Figure scripts
----
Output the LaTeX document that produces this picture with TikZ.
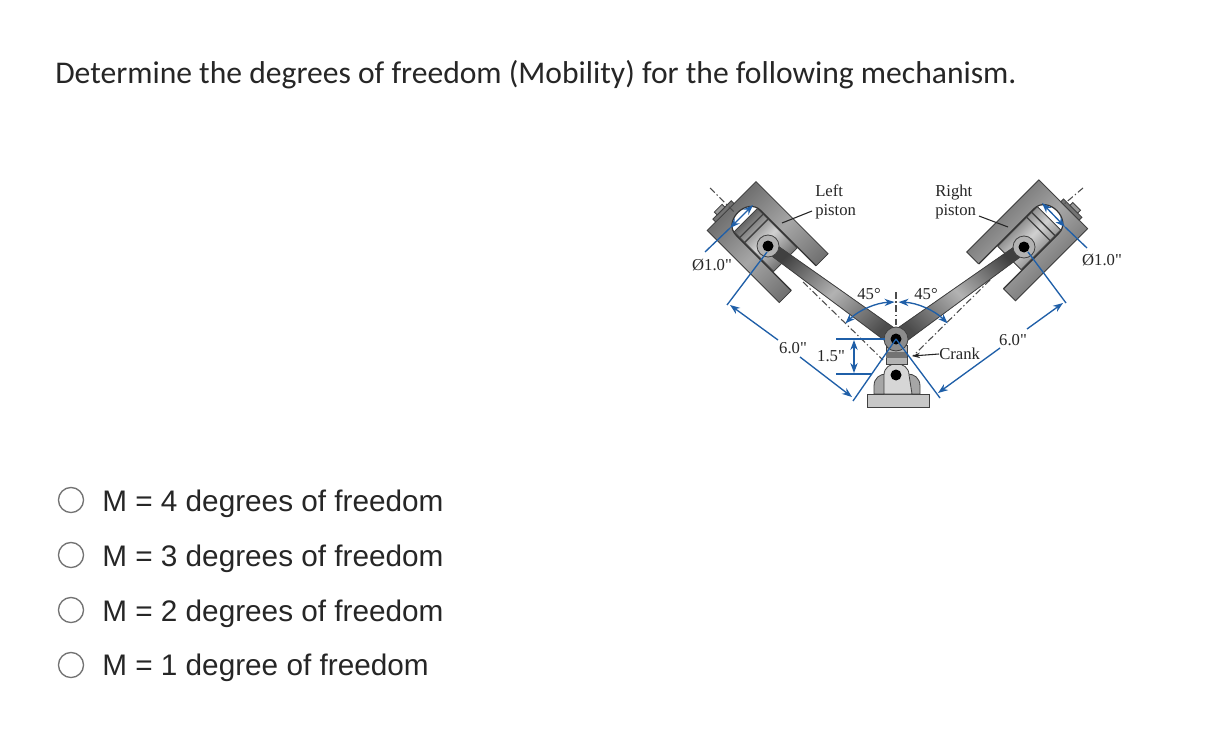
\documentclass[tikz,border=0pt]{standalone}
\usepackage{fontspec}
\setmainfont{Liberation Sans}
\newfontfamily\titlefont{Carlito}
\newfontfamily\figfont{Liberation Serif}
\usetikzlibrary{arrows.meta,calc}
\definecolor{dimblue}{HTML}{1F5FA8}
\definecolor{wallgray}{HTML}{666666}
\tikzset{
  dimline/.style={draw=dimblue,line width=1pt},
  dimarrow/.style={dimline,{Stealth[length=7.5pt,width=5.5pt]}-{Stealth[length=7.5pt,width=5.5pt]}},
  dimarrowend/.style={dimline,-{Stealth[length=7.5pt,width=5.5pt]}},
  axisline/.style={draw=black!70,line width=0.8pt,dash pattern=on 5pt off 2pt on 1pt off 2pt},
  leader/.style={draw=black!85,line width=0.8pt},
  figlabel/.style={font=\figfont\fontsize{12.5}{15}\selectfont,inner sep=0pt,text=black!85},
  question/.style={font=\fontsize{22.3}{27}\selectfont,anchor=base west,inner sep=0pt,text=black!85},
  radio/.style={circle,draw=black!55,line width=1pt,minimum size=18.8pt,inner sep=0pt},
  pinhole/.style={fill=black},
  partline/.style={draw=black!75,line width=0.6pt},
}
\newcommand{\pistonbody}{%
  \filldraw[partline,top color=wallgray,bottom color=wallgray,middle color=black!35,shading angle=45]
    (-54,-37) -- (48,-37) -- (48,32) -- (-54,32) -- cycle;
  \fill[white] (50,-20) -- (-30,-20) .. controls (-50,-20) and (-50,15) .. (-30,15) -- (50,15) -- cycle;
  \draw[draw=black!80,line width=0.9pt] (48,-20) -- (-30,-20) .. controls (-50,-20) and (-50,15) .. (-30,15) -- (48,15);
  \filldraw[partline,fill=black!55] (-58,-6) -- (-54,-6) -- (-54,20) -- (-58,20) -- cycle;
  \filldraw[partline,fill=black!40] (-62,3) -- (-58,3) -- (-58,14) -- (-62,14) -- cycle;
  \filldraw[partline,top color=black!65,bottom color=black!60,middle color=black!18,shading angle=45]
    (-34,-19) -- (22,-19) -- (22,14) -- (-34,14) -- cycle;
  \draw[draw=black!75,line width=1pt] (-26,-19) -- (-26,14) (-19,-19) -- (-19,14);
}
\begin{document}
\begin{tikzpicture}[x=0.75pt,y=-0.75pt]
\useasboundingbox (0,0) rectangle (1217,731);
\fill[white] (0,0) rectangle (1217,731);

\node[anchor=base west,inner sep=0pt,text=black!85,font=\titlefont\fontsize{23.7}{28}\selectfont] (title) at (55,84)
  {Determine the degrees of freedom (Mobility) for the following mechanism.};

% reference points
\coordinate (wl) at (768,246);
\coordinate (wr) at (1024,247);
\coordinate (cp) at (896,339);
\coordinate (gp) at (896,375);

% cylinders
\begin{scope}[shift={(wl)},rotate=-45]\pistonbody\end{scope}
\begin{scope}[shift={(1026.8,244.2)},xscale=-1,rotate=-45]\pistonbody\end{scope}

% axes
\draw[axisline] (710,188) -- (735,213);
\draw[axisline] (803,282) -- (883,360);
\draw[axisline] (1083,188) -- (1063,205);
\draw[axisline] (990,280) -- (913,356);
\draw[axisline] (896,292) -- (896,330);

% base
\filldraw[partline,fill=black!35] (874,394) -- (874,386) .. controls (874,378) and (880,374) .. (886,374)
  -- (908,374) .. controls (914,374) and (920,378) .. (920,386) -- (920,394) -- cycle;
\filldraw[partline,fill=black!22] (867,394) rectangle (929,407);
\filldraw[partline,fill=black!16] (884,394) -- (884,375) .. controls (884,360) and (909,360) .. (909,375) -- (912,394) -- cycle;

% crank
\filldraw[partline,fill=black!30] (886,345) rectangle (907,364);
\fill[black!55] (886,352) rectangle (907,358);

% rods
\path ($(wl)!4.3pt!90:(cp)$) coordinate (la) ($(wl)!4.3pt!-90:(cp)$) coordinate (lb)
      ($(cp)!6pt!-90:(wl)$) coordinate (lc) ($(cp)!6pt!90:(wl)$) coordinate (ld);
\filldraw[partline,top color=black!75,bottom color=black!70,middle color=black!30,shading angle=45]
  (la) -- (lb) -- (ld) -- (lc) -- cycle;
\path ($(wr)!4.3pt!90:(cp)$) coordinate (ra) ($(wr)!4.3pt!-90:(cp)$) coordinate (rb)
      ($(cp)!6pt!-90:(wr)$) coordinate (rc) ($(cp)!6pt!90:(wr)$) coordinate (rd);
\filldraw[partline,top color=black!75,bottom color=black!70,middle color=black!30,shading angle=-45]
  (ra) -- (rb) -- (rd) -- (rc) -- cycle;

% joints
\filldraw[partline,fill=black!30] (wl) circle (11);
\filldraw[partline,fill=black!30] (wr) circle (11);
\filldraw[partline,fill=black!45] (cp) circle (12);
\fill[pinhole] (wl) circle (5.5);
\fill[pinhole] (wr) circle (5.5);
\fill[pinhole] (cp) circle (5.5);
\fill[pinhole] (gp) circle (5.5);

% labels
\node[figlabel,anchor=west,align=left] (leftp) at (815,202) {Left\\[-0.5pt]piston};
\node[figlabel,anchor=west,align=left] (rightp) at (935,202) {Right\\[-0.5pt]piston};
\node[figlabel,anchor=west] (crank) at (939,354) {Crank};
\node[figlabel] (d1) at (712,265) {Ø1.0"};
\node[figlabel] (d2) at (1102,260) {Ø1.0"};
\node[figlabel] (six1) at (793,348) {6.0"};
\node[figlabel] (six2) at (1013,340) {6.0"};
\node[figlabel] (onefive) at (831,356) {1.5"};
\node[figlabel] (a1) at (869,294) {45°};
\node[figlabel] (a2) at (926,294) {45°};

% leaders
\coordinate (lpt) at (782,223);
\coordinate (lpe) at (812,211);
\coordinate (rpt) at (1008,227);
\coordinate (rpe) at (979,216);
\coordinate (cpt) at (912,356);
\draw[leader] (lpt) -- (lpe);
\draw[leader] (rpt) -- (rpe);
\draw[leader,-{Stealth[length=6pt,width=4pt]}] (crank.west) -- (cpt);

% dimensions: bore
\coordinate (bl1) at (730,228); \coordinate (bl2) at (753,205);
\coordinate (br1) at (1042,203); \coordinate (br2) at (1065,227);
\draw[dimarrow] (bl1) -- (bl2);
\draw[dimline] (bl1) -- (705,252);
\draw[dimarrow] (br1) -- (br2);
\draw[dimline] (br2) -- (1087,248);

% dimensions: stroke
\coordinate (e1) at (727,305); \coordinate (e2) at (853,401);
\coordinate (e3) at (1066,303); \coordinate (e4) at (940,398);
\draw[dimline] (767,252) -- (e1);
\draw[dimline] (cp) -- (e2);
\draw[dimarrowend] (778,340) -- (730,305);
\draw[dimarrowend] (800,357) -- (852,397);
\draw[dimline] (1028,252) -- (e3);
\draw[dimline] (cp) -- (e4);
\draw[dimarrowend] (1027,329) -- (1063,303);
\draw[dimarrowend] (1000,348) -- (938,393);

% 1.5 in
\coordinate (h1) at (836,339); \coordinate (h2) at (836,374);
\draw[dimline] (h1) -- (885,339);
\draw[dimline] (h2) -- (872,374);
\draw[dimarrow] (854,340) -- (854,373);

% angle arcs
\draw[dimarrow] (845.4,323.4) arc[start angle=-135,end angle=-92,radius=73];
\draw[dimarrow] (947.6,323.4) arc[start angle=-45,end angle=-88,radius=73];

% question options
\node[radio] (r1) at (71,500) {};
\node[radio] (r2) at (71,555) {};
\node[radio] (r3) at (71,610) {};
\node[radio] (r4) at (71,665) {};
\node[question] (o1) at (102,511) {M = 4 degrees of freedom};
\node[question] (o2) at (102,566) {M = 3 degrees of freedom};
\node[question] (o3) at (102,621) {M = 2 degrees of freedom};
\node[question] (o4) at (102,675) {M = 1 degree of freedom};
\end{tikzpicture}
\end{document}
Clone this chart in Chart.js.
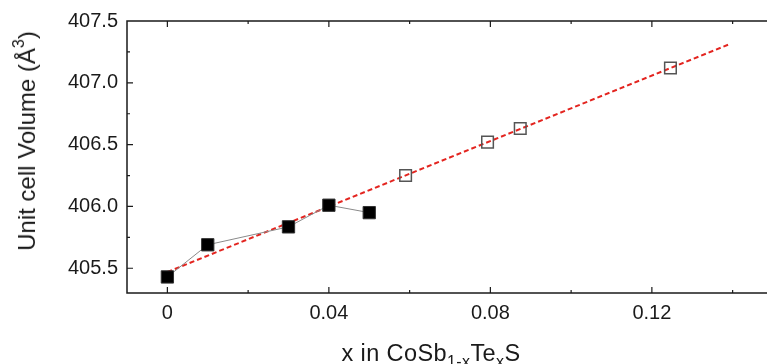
----
• **Aim**: Gather each line from the entries above that includes the word "this".

• **Output of the task**:
Output the LaTeX document that produces this picture with TikZ.
Clone this chart in Chart.js.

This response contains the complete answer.